これから挑戦すべき「役に立つ資格」は何か。日経アーキテクチュアと日経クロステックが実施したアンケート調査では、6割以上が「役に立った」と回答した資格が複数あることが判明した。最新のマルチライセンス戦略を探る。
調査において「実務に役立った」という評価が高かったのは、1級建築士や1級施工管理技士といった職能を代表する資格だ。さらに深掘りし、これら以外を抜き出すと、保有者数は多くないものの、資格取得後に役立ったと高く評価されているものが見えてきた〔図1〕。
Q 建築系資格はどのように役立ちましたか?
- 1級建築士は役職の昇格要件なのでそのメリットは大きい。1級、構造1級とも内容が実務に直結しており、勉強するだけでも有益だった(30代男性、設計事務所)
- 1級建築士があることでヘッドハンティングされて収入が増えた(60歳以上男性、設計事務所)
- 設備設計1級建築士は入札の参加要件にあることが多い(50代男性、総合建設会社)
- 静岡県耐震診断補強相談士を取得し、耐震リフォームの相談をもらいやすくなった(60歳以上男性、設計事務所)
- 建築基準適合判定者の取得では、勉強の段階でかなりの知識を得ることができた(60歳以上男性、プラントメーカー)
- 国内でまだ例の少ないLEED/WELLの資格取得により、国内外のサステナビリティーあるいはウェルネスに関連する業界とのネットワークを構築できた(30代女性、設計事務所)
Q 建築系資格についてご意見を聞かせてください
- 建築士資格は取得に心身・時間・金銭の負担が大きいのに、社会的評価や給与に反映されにくい。せめて資格勉強のための金銭的サポートだけでも充実させてほしい(40代男性、総合建設会社)
- 一生使えるので建築士を取って損はない。実務では資格より知識や経験が勝るが、資格がないと何もできない業界でもある(50代男性、保険会社)
- 資格試験の制度は頻繁に変えない方がよい。1級建築士試験はそれで混乱させられた(30代男性、設計事務所)
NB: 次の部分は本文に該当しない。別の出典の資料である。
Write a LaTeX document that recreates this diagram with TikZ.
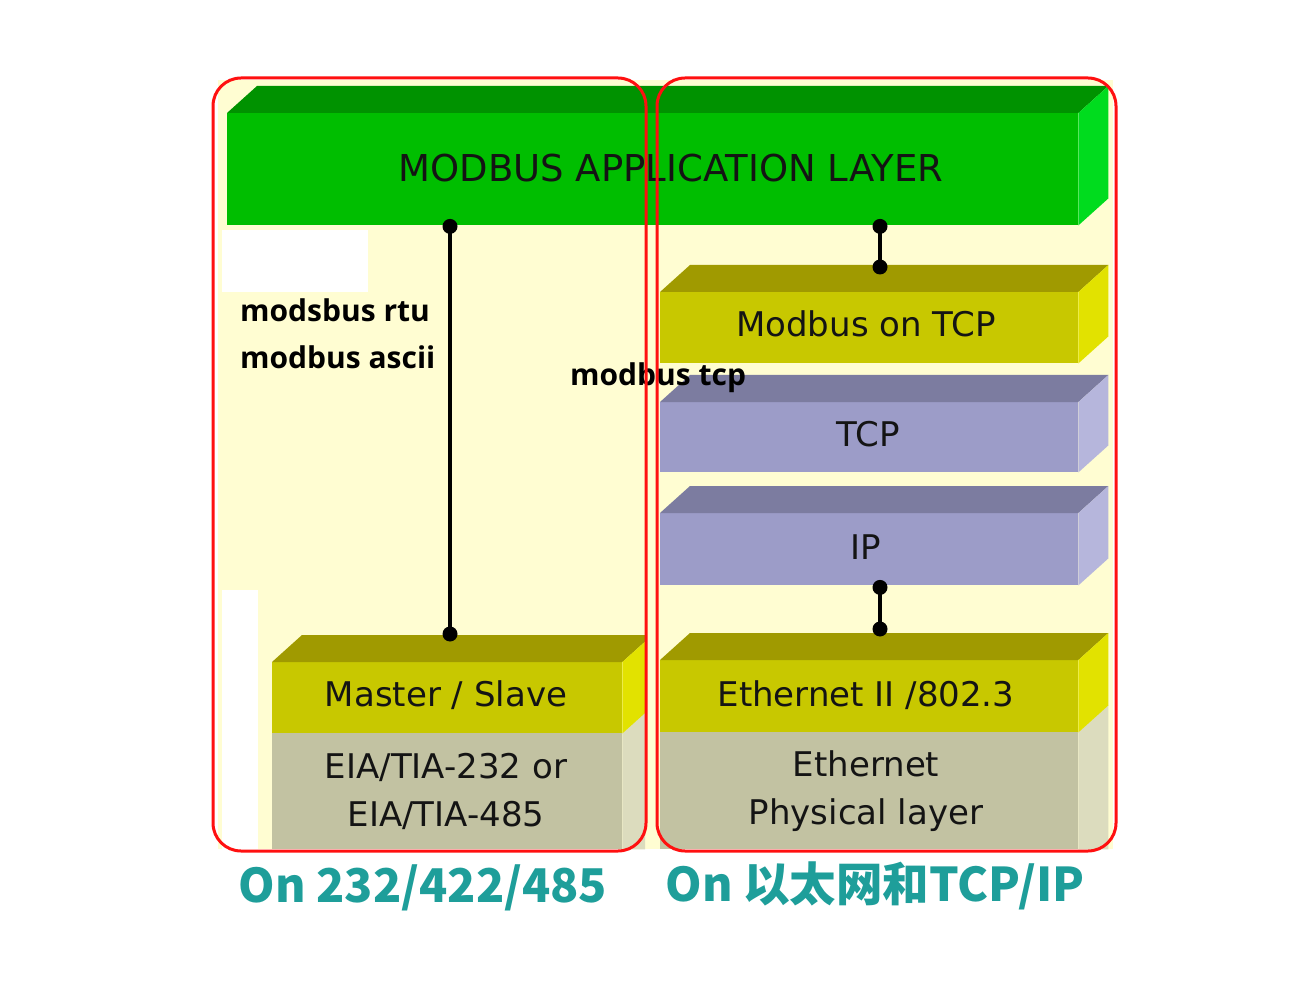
\documentclass[tikz,border=0pt]{standalone}
\usepackage{fontspec}
\setmainfont{Open Sans}
\newfontfamily\boxfont{DejaVu Sans}
\newfontfamily\cjkfont{Noto Sans CJK SC}
\usetikzlibrary{calc}
\definecolor{cream}{HTML}{FFFDD2}
\definecolor{gfront}{HTML}{00BE00}
\definecolor{gtop}{HTML}{009200}
\definecolor{gside}{HTML}{00DC1E}
\definecolor{yfront}{HTML}{C8C800}
\definecolor{ytop}{HTML}{A09A00}
\definecolor{yside}{HTML}{E2E200}
\definecolor{lfront}{HTML}{9C9CC8}
\definecolor{ltop}{HTML}{7C7CA0}
\definecolor{lside}{HTML}{B6B6DC}
\definecolor{pfront}{HTML}{C2C2A2}
\definecolor{pside}{HTML}{DCDCBE}
\definecolor{teal}{HTML}{1E9E9A}
\definecolor{frame}{HTML}{FF1010}
\newcommand\cubefaces[3]{%
  \fill[#2] (#1.north west) -- ++(30,-27) -- ($(#1.north east)+(30,-27)$) -- (#1.north east) -- cycle;
  \fill[#3] (#1.north east) -- ++(30,-27) -- ($(#1.south east)+(30,-27)$) -- (#1.south east) -- cycle;}
\newcommand\basefaces[2]{%
  \fill[#2] (#1.north east) -- ++(30,-27) -- ($(#1.south east)+(30,0)$) -- (#1.south east) -- cycle;}
\tikzset{
  face/.style={rectangle, inner sep=0pt, anchor=north west},
  boxtext/.style={font=\boxfont\fontsize{34}{48}\selectfont, align=center, text=black!92, inner sep=0pt},
  conn/.style={line width=3.2pt, black},
  dot/.style={circle, fill=black, inner sep=0pt, minimum size=15pt},
  note/.style={font=\bfseries\fontsize{30}{36}\selectfont, anchor=west, inner sep=0pt},
  caption/.style={font=\cjkfont\bfseries\fontsize{46.5}{56}\selectfont, text=teal, inner sep=0pt},
  region/.style={draw=frame, line width=3pt, rounded corners=28pt}
}
\begin{document}
\begin{tikzpicture}[x=1pt,y=-1pt]
\useasboundingbox (0,0) rectangle (1307,984);
\fill[white] (0,0) rectangle (1307,984);
\fill[cream] (218,80) rectangle (1113,849);
\fill[white] (222,230) rectangle (368,292);
\fill[white] (222,590) rectangle (258,849);

% application layer
\node[face, fill=gfront, minimum width=851, minimum height=112] (app) at (227,113) {};
\cubefaces{app}{gtop}{gside}
\node[boxtext, font=\boxfont\fontsize{37}{42}\selectfont] (applbl) at (671,168) {MODBUS APPLICATION LAYER};

% left column
\begin{scope}
\clip (0,0) rectangle (645,984);
\node[face, fill=pfront, minimum width=350, minimum height=116] (msphy) at (272,733) {};
\basefaces{msphy}{pside}
\node[face, fill=yfront, minimum width=350, minimum height=71] (ms) at (272,662) {};
\cubefaces{ms}{ytop}{yside}
\end{scope}
\node[boxtext] (mslbl) at (446,695) {Master / Slave};
\node[boxtext] (msphylbl) at (446,791) {EIA/TIA-232 or\\EIA/TIA-485};

% right column
\node[face, fill=yfront, minimum width=418, minimum height=71] (mtcp) at (660,292) {};
\cubefaces{mtcp}{ytop}{yside}
\node[boxtext] (mtcplbl) at (866,324) {Modbus on TCP};
\node[face, fill=lfront, minimum width=418, minimum height=70] (tcp) at (660,402) {};
\cubefaces{tcp}{ltop}{lside}
\node[boxtext] (tcplbl) at (868,434) {TCP};
\node[face, fill=lfront, minimum width=418, minimum height=72] (ip) at (660,513) {};
\cubefaces{ip}{ltop}{lside}
\node[boxtext] (iplbl) at (866,547) {IP};
\node[face, fill=pfront, minimum width=418, minimum height=117] (ephy) at (660,732) {};
\basefaces{ephy}{pside}
\node[face, fill=yfront, minimum width=418, minimum height=72] (eth) at (660,660) {};
\cubefaces{eth}{ytop}{yside}
\node[boxtext] (ethlbl) at (866,695) {Ethernet II /802.3};
\node[boxtext] (ephylbl) at (866,791) {Ethernet\\Physical layer};

% connectors
\node[dot] (d1) at ($(app.south west)+(223,1)$) {};
\node[dot] (d2) at ($(ms.north west)+(178,-28)$) {};
\draw[conn] (d1.center) -- (d2.center);
\node[dot] (d3) at ($(app.south west)+(653,1)$) {};
\node[dot] (d4) at ($(mtcp.north west)+(220,-25)$) {};
\draw[conn] (d3.center) -- (d4.center);
\node[dot] (d5) at ($(ip.south west)+(220,2)$) {};
\node[dot] (d6) at ($(eth.north west)+(220,-31)$) {};
\draw[conn] (d5.center) -- (d6.center);

% notes
\node[note] (n1) at (240,310) {modsbus rtu};
\node[note] (n2) at (240,357) {modbus ascii};
\node[note] (n3) at (570,378) {modbus tcp};

% regions
\draw[region] (213,78) rectangle (646,851);
\draw[region] (657,78) rectangle (1116,851);

% captions
\node[caption] (c1) at (423,888) {On 232/422/485};
\node[caption] (c2) at (875,886) {On 以太网和TCP/IP};
\end{tikzpicture}
\end{document}
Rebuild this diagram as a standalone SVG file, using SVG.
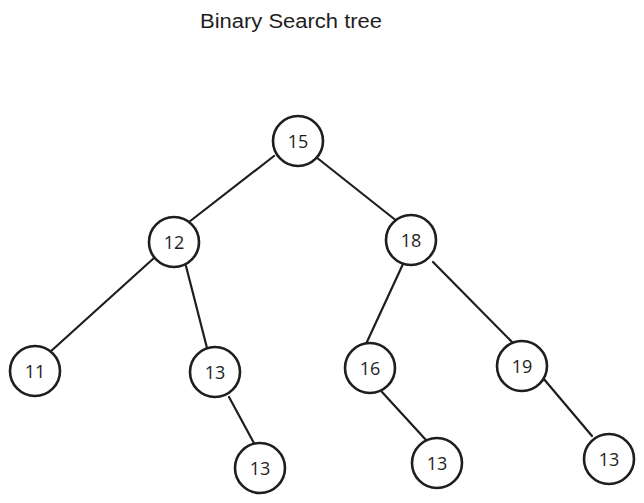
<svg xmlns="http://www.w3.org/2000/svg" width="644" height="503" viewBox="0 0 644 503">
<style>
.bg{fill:#ffffff}
.node circle{fill:#ffffff;stroke:#1e1e1e;stroke-width:2.6}
.node text{font-family:"Open Sans","Noto Sans",sans-serif;font-size:18px;fill:#1e1e1e;text-anchor:middle;dominant-baseline:central}
.edges line{stroke:#1e1e1e;stroke-width:2.2;stroke-linecap:round}
.title{font-family:"Liberation Sans",sans-serif;font-size:20px;fill:#1e1e1e}
</style>
<rect class="bg" x="0" y="0" width="644" height="503"/>
<text class="title" x="200" y="28" textLength="182" lengthAdjust="spacingAndGlyphs">Binary Search tree</text>
<g id="connectors" class="edges">
<line x1="274" y1="156" x2="189" y2="222"/>
<line x1="316" y1="157" x2="398" y2="222"/>
<line x1="154" y1="258" x2="50" y2="352"/>
<line x1="186" y1="266" x2="207" y2="348"/>
<line x1="403" y1="264" x2="366" y2="344"/>
<line x1="433" y1="262" x2="513" y2="343"/>
<line x1="229" y1="397" x2="255" y2="445"/>
<line x1="382" y1="392" x2="426" y2="440"/>
<line x1="543" y1="378" x2="592" y2="436"/>
</g>
<g id="n15" class="node"><circle cx="298" cy="141" r="25"/><text x="298" y="141">15</text></g>
<g id="n12" class="node"><circle cx="174" cy="242" r="25"/><text x="174" y="242">12</text></g>
<g id="n18" class="node"><circle cx="411" cy="240" r="25"/><text x="411" y="240">18</text></g>
<g id="n11" class="node"><circle cx="35" cy="371" r="25"/><text x="35" y="371">11</text></g>
<g id="n13a" class="node"><circle cx="215" cy="372" r="25"/><text x="215" y="372">13</text></g>
<g id="n13b" class="node"><circle cx="260" cy="468" r="25"/><text x="260" y="468">13</text></g>
<g id="n16" class="node"><circle cx="370" cy="368" r="25"/><text x="370" y="368">16</text></g>
<g id="n13c" class="node"><circle cx="437" cy="463" r="25"/><text x="437" y="463">13</text></g>
<g id="n19" class="node"><circle cx="522" cy="366" r="25"/><text x="522" y="366">19</text></g>
<g id="n13d" class="node"><circle cx="609" cy="459" r="25"/><text x="609" y="459">13</text></g>
</svg>
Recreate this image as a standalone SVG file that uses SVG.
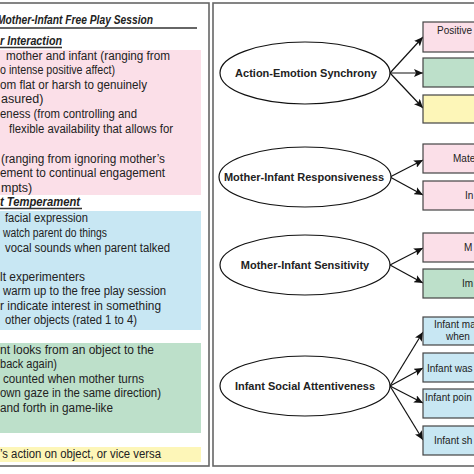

- BIM/CIM普及促進のためにも、建築士の製図試験ではCADを認めることも必要ではないか(40代男性、住宅メーカー・工務店)
- 改修工事をする際、給排水・電気工事を知っていると、役に立つ(60歳以上男性、総合建設会社)
- 耐震診断などの資格が都道府県で統一されていない(60歳以上男性、無職)
- 資格取得後の更新に関する労力や費用がやや負担に感じる(40代女性、コンサルタント)
それが建築基準適合判定資格者、建築設備士の2資格。評価は1級建築士や1級建築施工管理技士と同等の6割超えだった。5割台にはCASBEE(建築環境総合性能評価システム)評価員も食い込み、設備関連または評価関連の資格が目立った。
住宅関係を中心に保有率が高かったのが宅地建物取引士(宅建士)だ。調査では「管理職となると建築系知識よりも権利関係のトラブルが増えるため、宅建資格の知識の重要性を実感するようになった。建築士と宅建の両方を取得することの価値はもっと認知されるべきだ」(40代男性、住宅会社)との声もあった。
社内外から「評価が高い」と実感している保有者が多かったのは技術士だ。「公共工事の設計委託を受注する際に有効。試験は難しいが信頼度は高い」(60代以上男性、コンサルタント)との声があった。
逆にメリットが「特になかった」という保有者が多かった資格に、VEリーダー、管理業務主任者、インテリアコーディネーターが挙がった。